## Aim
Every line that includes the word "page" is to be listed.

## Items
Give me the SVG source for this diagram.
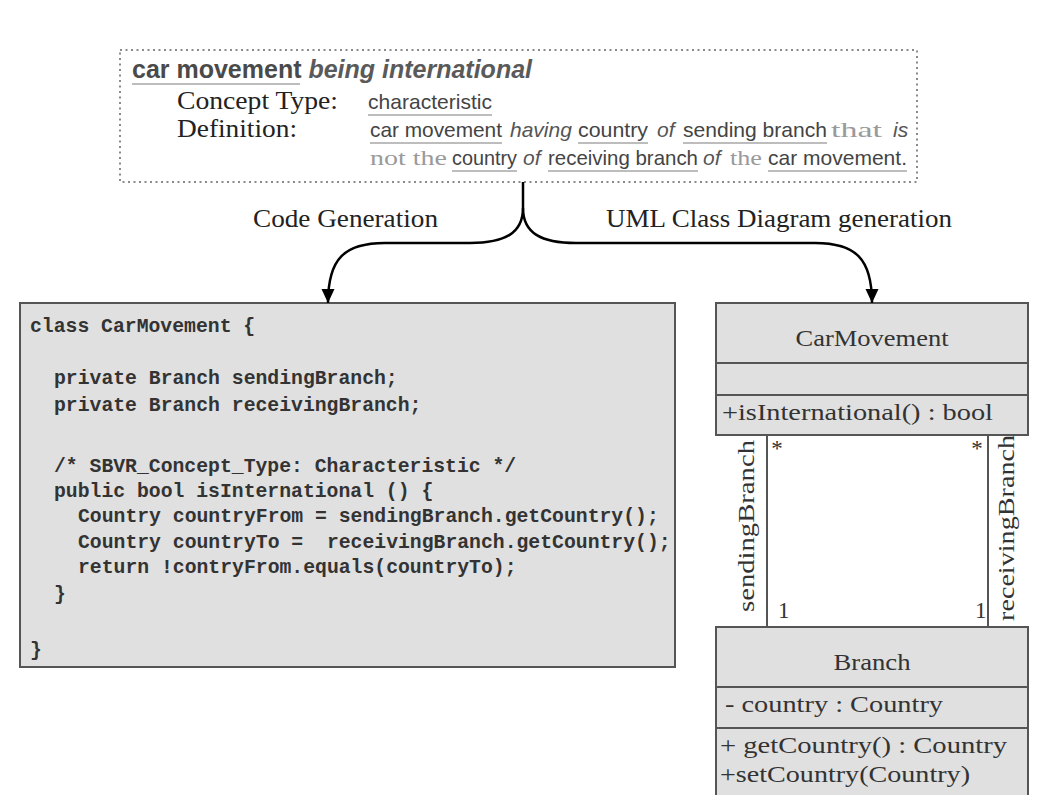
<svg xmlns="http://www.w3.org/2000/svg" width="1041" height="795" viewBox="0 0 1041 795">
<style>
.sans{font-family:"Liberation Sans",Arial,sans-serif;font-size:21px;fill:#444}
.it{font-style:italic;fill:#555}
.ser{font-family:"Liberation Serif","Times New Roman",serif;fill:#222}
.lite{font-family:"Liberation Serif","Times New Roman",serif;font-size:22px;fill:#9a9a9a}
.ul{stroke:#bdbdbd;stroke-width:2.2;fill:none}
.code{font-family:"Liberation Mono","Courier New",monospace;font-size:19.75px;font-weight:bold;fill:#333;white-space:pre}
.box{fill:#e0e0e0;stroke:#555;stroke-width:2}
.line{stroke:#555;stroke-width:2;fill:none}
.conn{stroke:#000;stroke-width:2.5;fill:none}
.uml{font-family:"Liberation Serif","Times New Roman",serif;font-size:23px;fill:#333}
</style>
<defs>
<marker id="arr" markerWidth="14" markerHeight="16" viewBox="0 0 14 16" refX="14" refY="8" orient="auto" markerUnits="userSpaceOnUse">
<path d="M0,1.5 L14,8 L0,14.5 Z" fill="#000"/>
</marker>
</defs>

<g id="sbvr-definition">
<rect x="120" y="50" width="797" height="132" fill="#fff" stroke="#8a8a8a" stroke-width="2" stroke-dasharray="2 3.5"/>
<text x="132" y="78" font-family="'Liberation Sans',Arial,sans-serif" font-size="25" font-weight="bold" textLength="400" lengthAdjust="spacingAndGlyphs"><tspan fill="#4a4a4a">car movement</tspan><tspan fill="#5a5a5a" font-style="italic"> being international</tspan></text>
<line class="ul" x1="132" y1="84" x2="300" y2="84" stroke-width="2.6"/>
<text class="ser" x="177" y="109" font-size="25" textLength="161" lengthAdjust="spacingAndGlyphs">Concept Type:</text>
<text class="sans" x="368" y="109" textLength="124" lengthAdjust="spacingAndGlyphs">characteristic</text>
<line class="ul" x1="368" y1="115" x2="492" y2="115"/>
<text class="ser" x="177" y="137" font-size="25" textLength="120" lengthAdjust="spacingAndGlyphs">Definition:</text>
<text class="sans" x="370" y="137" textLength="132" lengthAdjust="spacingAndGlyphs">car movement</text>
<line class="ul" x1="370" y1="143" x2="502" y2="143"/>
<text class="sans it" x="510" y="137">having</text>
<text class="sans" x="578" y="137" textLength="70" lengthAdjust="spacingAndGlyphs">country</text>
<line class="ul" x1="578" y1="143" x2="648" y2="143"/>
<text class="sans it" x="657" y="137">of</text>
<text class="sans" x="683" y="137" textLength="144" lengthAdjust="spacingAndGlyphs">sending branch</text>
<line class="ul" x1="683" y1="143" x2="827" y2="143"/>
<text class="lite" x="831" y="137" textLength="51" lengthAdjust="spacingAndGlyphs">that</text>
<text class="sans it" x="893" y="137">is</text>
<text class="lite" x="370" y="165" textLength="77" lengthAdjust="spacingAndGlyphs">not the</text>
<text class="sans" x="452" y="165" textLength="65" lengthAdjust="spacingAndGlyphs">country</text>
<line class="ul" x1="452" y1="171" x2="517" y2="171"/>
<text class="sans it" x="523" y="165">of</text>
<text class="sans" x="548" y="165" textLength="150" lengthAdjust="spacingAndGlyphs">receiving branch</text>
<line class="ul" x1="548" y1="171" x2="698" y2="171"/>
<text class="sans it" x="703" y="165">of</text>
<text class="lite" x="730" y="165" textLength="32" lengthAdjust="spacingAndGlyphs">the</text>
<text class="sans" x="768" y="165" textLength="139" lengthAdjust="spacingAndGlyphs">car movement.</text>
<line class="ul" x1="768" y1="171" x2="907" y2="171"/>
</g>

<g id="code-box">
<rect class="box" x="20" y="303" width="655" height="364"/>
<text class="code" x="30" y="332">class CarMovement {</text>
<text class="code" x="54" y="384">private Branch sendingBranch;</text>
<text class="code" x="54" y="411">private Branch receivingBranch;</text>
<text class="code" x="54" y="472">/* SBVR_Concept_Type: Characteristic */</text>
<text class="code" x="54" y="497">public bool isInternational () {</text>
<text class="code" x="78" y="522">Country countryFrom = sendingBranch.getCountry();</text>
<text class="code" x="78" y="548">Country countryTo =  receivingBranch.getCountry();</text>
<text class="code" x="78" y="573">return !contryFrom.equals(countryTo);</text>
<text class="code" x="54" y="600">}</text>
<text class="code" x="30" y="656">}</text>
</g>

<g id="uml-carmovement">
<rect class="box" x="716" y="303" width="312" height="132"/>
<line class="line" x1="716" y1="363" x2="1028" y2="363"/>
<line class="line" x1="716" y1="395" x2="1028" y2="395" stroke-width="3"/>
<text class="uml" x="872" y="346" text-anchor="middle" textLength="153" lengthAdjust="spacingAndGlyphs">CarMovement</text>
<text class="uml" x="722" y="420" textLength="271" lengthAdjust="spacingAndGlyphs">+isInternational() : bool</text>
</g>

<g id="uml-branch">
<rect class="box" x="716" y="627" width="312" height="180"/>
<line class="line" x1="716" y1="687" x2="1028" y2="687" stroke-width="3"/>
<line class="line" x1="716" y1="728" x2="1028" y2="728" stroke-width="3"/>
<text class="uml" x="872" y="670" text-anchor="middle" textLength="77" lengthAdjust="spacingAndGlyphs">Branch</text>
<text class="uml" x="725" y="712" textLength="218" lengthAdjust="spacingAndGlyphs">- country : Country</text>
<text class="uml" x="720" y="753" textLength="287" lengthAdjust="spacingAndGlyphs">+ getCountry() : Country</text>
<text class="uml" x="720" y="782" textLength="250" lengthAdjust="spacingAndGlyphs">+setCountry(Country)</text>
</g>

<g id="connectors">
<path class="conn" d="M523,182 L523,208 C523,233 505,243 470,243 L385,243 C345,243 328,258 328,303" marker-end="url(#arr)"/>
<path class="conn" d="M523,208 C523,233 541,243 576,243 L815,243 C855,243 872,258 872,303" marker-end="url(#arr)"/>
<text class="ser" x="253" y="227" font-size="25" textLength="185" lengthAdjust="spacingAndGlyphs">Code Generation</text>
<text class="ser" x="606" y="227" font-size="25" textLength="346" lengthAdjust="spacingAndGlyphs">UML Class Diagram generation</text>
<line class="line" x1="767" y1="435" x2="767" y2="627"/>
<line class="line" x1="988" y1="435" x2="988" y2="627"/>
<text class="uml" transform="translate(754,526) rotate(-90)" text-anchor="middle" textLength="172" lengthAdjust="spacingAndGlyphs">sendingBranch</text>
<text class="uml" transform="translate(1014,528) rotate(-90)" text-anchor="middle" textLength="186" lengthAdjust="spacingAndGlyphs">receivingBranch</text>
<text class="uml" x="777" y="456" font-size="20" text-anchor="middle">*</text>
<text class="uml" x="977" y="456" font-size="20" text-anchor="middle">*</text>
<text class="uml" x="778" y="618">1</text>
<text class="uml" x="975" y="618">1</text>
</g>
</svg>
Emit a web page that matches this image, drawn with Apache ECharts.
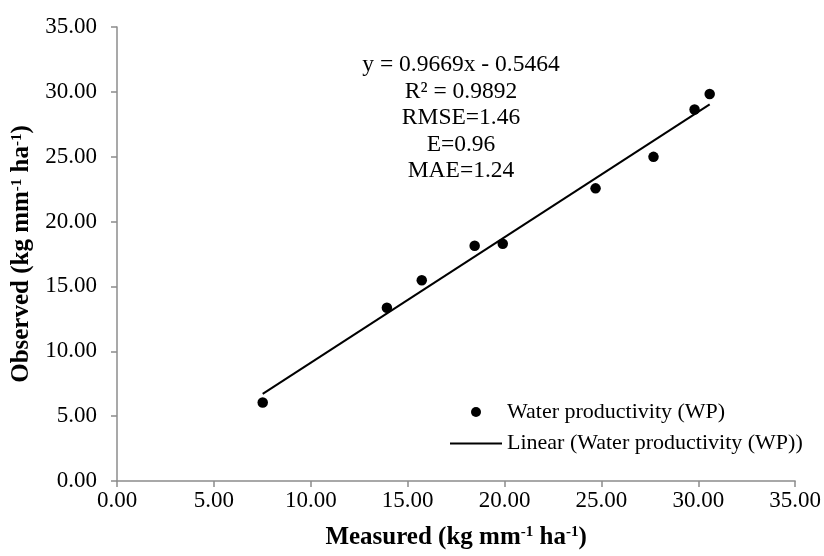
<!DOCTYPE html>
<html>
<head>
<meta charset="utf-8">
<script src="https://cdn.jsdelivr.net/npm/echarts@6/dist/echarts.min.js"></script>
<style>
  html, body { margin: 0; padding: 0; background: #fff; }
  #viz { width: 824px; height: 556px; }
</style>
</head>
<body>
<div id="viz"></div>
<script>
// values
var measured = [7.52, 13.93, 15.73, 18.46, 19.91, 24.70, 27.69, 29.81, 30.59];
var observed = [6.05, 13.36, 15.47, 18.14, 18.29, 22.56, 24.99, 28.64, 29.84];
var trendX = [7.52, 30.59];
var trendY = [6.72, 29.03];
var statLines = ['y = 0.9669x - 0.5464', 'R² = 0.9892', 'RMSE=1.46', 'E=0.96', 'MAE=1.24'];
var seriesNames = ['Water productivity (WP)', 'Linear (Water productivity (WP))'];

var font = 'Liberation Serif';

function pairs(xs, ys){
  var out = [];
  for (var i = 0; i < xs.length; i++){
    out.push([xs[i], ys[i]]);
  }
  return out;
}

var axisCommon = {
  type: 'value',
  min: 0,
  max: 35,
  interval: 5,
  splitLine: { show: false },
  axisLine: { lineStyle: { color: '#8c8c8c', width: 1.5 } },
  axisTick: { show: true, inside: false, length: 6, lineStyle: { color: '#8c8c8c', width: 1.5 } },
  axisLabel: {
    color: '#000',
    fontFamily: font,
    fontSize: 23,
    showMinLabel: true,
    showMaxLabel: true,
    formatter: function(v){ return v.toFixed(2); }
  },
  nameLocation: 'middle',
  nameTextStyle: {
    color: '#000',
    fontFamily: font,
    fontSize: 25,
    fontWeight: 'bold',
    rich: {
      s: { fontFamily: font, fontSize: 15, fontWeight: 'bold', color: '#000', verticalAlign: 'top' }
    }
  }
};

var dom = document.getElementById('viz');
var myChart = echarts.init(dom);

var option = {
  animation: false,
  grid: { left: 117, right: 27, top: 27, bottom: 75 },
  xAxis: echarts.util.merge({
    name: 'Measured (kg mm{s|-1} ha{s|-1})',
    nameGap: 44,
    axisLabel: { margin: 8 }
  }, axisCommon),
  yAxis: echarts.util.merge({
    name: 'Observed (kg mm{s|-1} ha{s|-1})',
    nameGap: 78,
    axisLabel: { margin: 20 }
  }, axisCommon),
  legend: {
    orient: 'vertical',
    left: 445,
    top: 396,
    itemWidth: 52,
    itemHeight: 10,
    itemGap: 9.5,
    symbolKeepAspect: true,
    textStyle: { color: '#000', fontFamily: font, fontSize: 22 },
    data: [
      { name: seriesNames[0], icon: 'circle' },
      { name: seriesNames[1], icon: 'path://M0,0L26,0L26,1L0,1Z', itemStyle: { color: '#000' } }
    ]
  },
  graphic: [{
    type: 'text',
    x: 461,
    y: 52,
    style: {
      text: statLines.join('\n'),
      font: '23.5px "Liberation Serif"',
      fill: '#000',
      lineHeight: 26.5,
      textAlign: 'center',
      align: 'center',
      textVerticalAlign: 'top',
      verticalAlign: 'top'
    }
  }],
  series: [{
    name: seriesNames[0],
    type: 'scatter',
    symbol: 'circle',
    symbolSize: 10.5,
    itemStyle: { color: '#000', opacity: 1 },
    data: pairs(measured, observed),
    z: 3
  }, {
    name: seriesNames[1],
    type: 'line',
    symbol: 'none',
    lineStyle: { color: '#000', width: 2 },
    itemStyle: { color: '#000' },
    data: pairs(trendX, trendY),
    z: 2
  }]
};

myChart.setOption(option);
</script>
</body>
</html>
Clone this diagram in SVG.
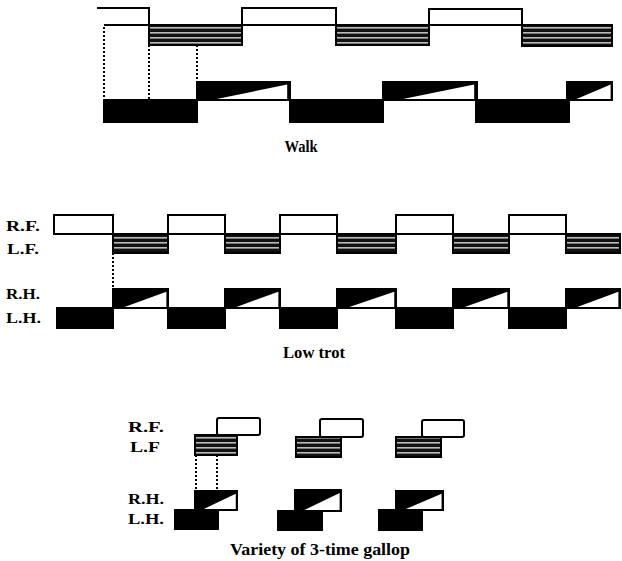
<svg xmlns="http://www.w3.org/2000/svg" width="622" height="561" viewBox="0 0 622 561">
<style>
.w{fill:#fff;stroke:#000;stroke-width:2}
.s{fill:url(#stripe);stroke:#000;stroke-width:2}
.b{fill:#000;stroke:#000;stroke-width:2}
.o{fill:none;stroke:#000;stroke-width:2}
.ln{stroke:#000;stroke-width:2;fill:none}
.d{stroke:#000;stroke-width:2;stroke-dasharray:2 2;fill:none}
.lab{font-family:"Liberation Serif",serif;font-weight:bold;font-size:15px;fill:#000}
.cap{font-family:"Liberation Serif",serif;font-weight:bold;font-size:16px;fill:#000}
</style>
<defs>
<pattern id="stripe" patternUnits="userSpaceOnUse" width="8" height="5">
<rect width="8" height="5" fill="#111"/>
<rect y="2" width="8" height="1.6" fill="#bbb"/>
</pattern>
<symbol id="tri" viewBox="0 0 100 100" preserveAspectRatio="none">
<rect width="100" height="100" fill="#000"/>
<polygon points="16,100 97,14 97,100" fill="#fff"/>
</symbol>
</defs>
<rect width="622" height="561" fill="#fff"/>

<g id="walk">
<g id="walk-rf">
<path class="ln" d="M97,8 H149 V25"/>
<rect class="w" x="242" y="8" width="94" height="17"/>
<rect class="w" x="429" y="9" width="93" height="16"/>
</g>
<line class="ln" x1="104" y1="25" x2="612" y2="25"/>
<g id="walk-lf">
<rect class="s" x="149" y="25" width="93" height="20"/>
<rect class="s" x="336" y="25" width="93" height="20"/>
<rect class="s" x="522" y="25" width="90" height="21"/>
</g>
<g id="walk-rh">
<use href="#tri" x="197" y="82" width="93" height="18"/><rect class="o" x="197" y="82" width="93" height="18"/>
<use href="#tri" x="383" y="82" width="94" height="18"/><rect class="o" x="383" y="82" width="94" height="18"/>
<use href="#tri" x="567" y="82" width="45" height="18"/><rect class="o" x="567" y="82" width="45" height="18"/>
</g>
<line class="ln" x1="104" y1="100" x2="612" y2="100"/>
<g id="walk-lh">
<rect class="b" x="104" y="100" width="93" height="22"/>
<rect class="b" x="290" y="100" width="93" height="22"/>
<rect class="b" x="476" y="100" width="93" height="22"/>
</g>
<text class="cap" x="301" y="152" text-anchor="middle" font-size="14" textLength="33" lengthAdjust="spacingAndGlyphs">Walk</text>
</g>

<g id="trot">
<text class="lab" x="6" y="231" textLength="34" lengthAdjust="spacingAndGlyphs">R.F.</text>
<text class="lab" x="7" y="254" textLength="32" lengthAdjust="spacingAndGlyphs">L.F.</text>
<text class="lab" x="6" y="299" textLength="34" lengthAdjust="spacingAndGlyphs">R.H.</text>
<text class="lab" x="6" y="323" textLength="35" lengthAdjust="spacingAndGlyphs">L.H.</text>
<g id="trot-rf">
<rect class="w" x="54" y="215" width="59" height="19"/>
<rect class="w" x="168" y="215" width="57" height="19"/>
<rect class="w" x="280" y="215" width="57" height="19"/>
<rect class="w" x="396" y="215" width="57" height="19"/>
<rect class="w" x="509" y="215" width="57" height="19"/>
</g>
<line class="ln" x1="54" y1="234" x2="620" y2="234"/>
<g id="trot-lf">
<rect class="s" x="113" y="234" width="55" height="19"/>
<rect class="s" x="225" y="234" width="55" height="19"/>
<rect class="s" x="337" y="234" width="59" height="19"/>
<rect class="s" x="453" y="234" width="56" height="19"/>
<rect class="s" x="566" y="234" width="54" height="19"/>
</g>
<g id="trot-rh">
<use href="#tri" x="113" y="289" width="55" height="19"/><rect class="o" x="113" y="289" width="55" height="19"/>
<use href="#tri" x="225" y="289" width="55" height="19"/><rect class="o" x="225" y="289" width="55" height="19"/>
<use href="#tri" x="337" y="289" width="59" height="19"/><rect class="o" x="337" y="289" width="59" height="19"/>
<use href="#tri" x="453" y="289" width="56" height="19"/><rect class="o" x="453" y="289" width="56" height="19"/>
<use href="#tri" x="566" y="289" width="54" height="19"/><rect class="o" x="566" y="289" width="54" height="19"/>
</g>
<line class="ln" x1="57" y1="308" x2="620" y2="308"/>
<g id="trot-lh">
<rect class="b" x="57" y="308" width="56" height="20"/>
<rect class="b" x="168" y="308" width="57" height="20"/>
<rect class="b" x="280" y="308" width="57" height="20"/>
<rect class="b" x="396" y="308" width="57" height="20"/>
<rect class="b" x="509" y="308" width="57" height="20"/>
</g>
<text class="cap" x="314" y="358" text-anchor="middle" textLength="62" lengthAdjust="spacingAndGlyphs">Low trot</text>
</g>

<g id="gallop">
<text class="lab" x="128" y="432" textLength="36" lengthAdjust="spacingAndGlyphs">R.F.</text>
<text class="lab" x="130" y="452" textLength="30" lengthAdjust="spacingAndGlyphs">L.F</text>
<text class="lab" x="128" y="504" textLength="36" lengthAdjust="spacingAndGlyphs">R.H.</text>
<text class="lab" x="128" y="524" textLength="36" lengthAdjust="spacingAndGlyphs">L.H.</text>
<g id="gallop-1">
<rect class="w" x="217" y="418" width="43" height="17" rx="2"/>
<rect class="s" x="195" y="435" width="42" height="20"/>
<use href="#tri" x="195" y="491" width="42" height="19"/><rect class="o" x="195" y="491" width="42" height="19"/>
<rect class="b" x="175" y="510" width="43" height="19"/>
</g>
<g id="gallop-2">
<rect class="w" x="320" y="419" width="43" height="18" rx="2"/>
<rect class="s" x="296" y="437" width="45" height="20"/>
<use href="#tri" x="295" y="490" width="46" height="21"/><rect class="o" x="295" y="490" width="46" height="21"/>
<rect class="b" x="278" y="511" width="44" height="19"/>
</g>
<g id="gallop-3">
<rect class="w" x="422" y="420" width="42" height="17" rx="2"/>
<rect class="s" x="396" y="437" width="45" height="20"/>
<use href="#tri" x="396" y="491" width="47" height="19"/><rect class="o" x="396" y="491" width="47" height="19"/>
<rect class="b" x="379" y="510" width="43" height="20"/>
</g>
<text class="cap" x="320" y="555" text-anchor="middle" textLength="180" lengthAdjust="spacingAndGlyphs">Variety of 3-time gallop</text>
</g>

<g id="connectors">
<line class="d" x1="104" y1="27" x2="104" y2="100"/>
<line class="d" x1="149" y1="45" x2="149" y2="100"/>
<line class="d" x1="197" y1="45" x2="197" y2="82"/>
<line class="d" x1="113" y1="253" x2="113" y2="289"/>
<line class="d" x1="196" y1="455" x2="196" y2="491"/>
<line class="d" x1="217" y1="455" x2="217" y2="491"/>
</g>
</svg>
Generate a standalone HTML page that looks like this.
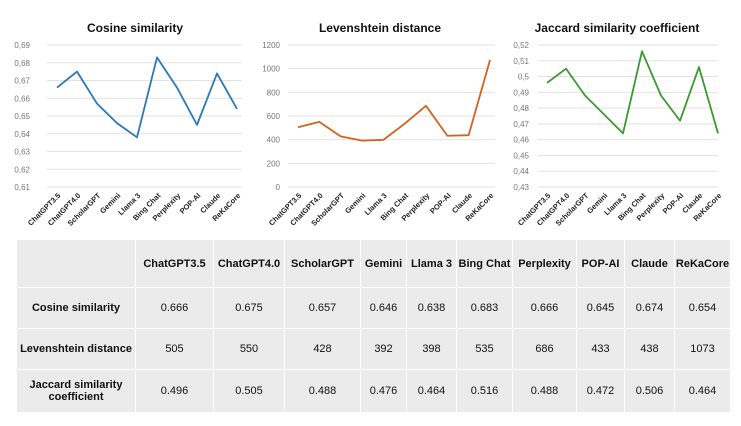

## Correct output
Emit a web page that matches this image, drawn with Apache ECharts.
Generate a standalone HTML page that looks like this.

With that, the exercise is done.